Tuesday, February 12, 2008

Fresh from France

I adore Flickr! It's a wonderful tool for those who have an interest in photography or artwork of any kind. I've "met" so many talented artists through this site. One of my newest contacts is Marie Guiderdoni of Paris, France. I had never seen her work until just a couple of days ago and I'm very impressed. Marie has been working with clay for only about three years but I can see that she has already developed a style and voice all her own. She's chosen to concentrate on color exploration and the use of metals and other media in conjunction with polymer clay.

Her work with rubber tubing is innovative and very nicely done. She also incorporates copper spheres into many of her pieces and oxidizes the copper with a blow-torch.

Her rings are a wonderful representation of her skill in combining different metals with the clay. I love the rich color and texture she's achieved with these. Her website is packed with wonderful images of her work and there's lots available on Flickr, as well.

On a completely different note, I decided it was time for a change and got about 7 inches cut off my hair last week. And, after years of begging from my youngest son, I caved in and allowed him to get a mohawk. His style is all about being different and I never thought I'd say this about a mohawk but, he looks really cute! Personally, I'm not feeling all that cute but, I love having short hair. So, in the spirit of change, I decided to add a translator to my blog and also clickable links to different subjects I've blogged about in the past. I'm not sure if this is the best translator available so I hope my tech-savvy readers will let me know if there's anything better out there. If all the labels are distracting or if you find them useful, I'd like to know that, too.

Monday, February 4, 2008

A Little Monday Morning Quarterbacking

I know that the Superbowl took place yesterday. I live in a house that's teeming with testosterone so it's impossible not to be aware of things like that. But, that's not the kind of quarterbacking I'm talking about and, for the record, the next time I'll be watching any "entertainment" provided by the NFL will be a half-time show featuring Michael Vick hanging by his tiny testicles on the fifty yard line.

What I'm referring to in the title of this post is probably what happens to all of us at one time or another. You think a piece is finished and then you look at it again with new eyes and it's just not right for one or several reasons. If you're anything like me, you'll spend a large amount of time analyzing what went wrong. This business card case is a good example of that.

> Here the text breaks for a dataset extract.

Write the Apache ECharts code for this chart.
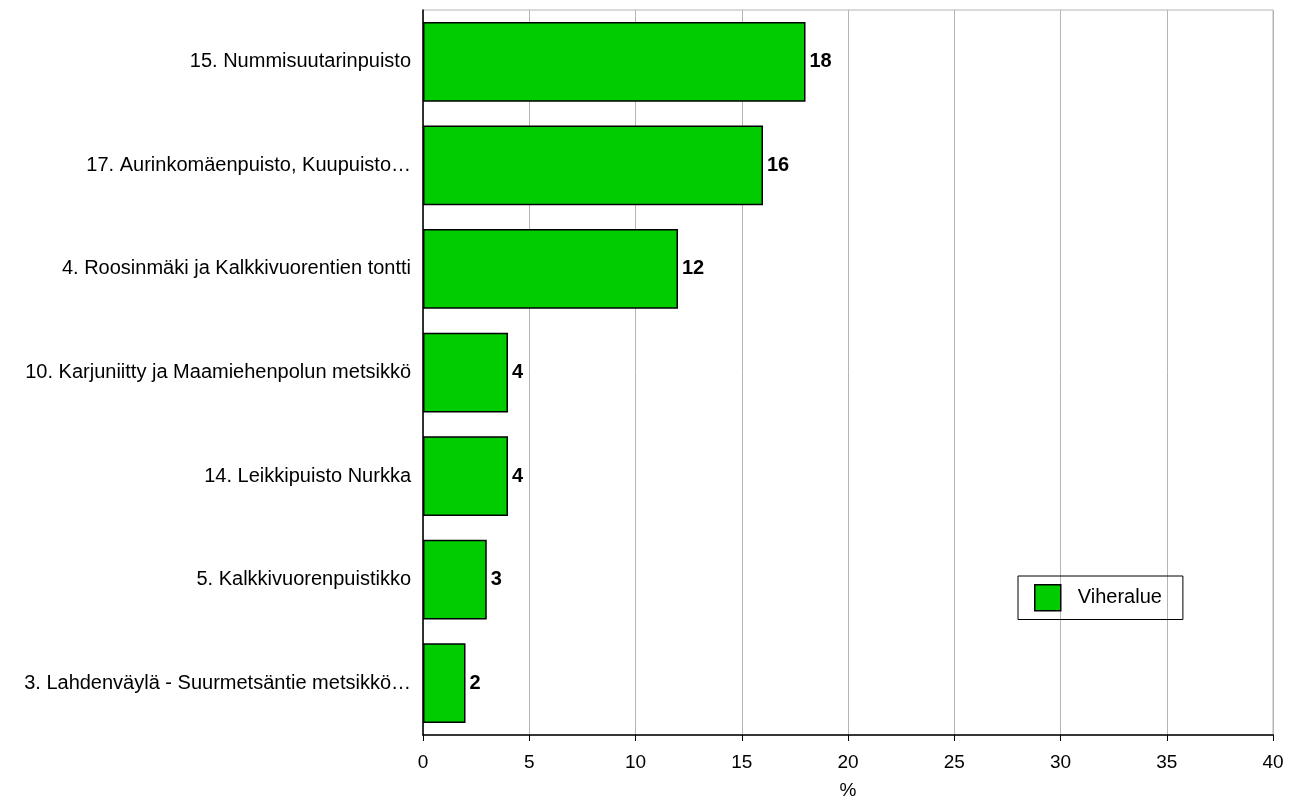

I took this out of the oven late Friday night. Maybe I was just overly tired or I had a momentary brain lapse but, I went to bed thinking it was finished. When I looked at it the next day, I wasn't happy with it at all. I went ahead and took a photo and continued to worry about where I went wrong with this piece. I disliked so many things about it. There were too many circles and they just seemed to be floating. The vertical line formed by the cane pieces was strong but the two pieces in the center near the wiggly stripes were not doing anything to create visual interest horizontally. They didn't even look like they belonged. The big lime green circles had no connection colorwise to the rest of the piece. And, there seemed to be too much "Skinner blending" going on and nothing that was standing out graphically other than the wiggly stripes. Luckily, with this type of piece, it's not impossible to fix some of your mistakes.

I don't think it's perfect but, it's much more pleasing to my eye now with just a couple of additions. The black and white circles helped fill in the gap and added a more bold and graphic element to the piece that was lacking. They also helped to pull those two cane slices that seemed to be floating off to the sides before, into the design, and framed the center cane slice to create more of a focal point. The addition of the flattened lime green pieces did several things. They helped complete the horizontal line, they related colorwise to the lime green circles I had already used, and they helped break up all the circles I had going on.

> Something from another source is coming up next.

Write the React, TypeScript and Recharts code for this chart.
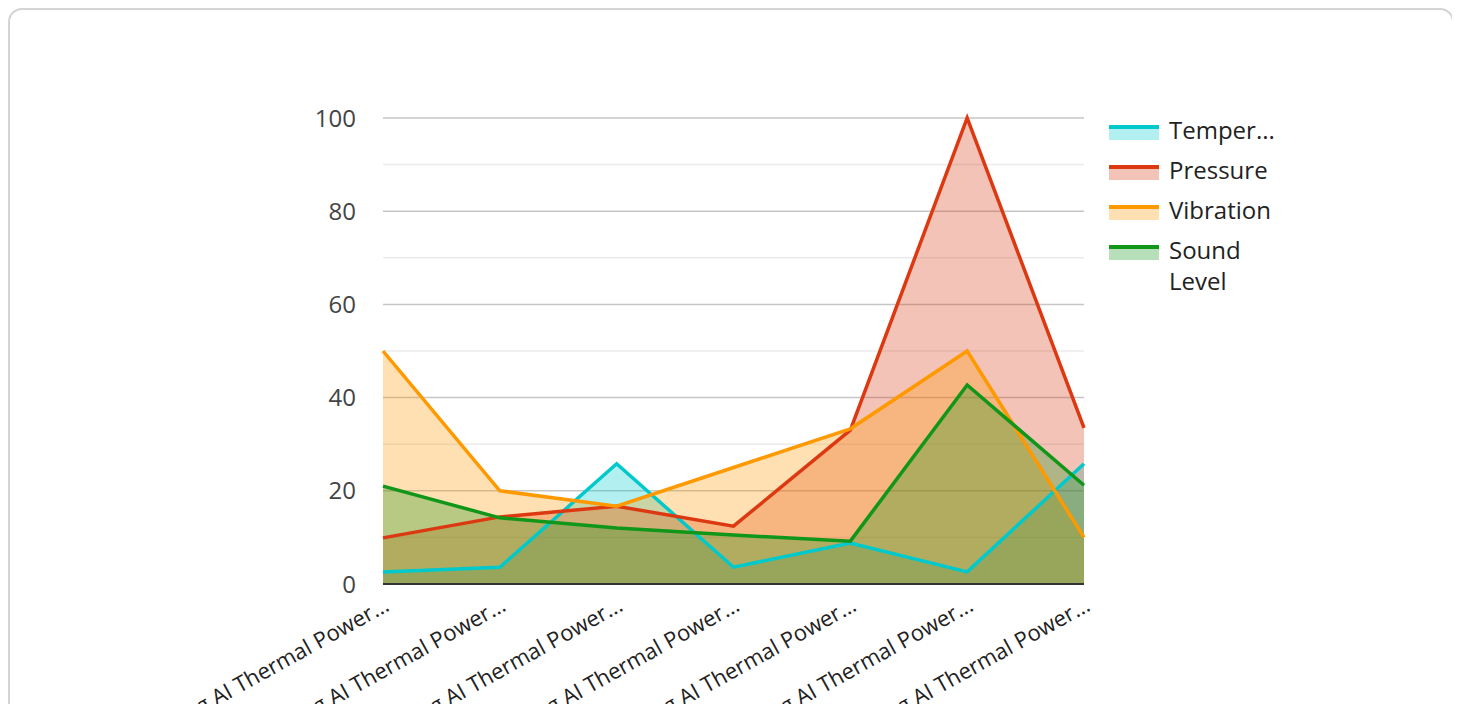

I don't consider myself a design expert by any stretch of the imagination but, by immersing myself in my mistakes on a regular basis, I've learned a lot. Whenever possible, I highly recommend taking advantage of the valuable learning opportunity that correcting your mistakes provides. This concept is applicable to NFL football players, as well.

Saturday, February 2, 2008

Jaw-dropping, eye-popping work!

I know I've been MIA recently. When I get in the claying zone, it's hard to get back into the writing zone. Hopefully, you've missed me terribly! I just had to share the work of Thomas Kuebler with you though. He and his immense talent reside in North Carolina. He spent a decade working in the robotics animation industry before deciding to follow his passion for creating these mostly life-size sculptures. His website is a treasure trove. Be sure and read his bio and "the reason" before you click on his gallery, or "results" page, as he likes to call it. He's a fascinating individual!
"Cletus and Shorty Playing Banjo" is probably my favorite. Each of his sculptures starts with a script or story and he includes this information, as well. His "results" page is divided into categories such as witches and wisemen, beggars and freaks, and charismatic characters. Trust me when I tell you to check out all of them - you don't want to miss a thing here!
I love "Madame Orba", who was born with a slight affliction as a result of her mother's unfortunate dalliance with the husband of a gypsy witch.

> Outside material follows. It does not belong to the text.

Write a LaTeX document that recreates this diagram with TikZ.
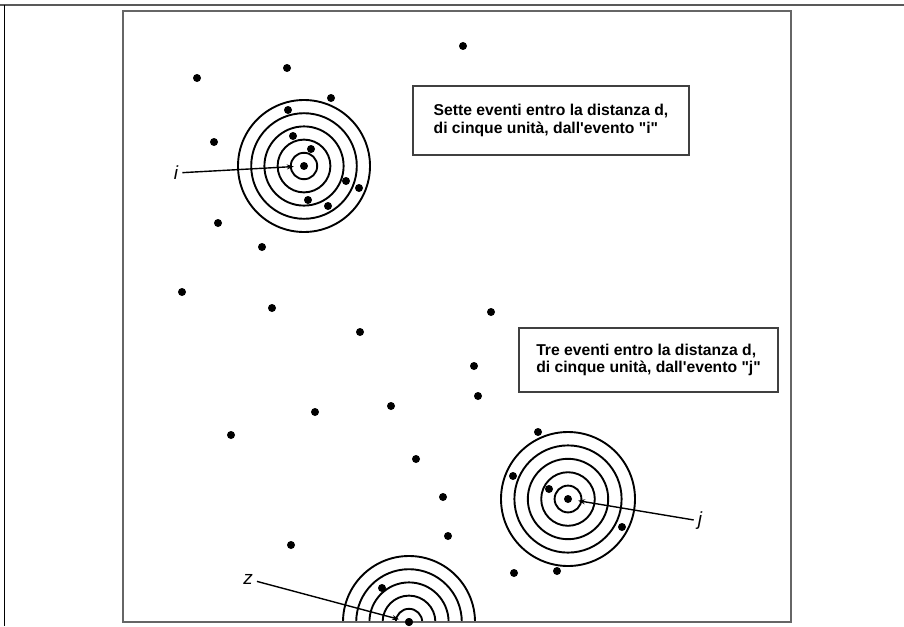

This sculpture started with an athletic tape incident in the men's locker room which resulted in "Myron Klinefelter's Revenge". His script is as wonderful as the resulting sculpture.

When asked about his process, this is what Kuebler answers: "Most professional artists have learned and/or developed trade secrets and techniques through schooling, labor, hard knocks and lots of personal expense. It is what makes their work their own. Asking an artist exactly how he/she created his/her art is much like walking up to a magician after the show and asking him to expose his illusions."

Applause for an answer that's probably unappreciated by some people! Not everything is meant to be shared and I, for one, am content to gaze upon the amazing art this man has created and enjoy the fact that it simply "is".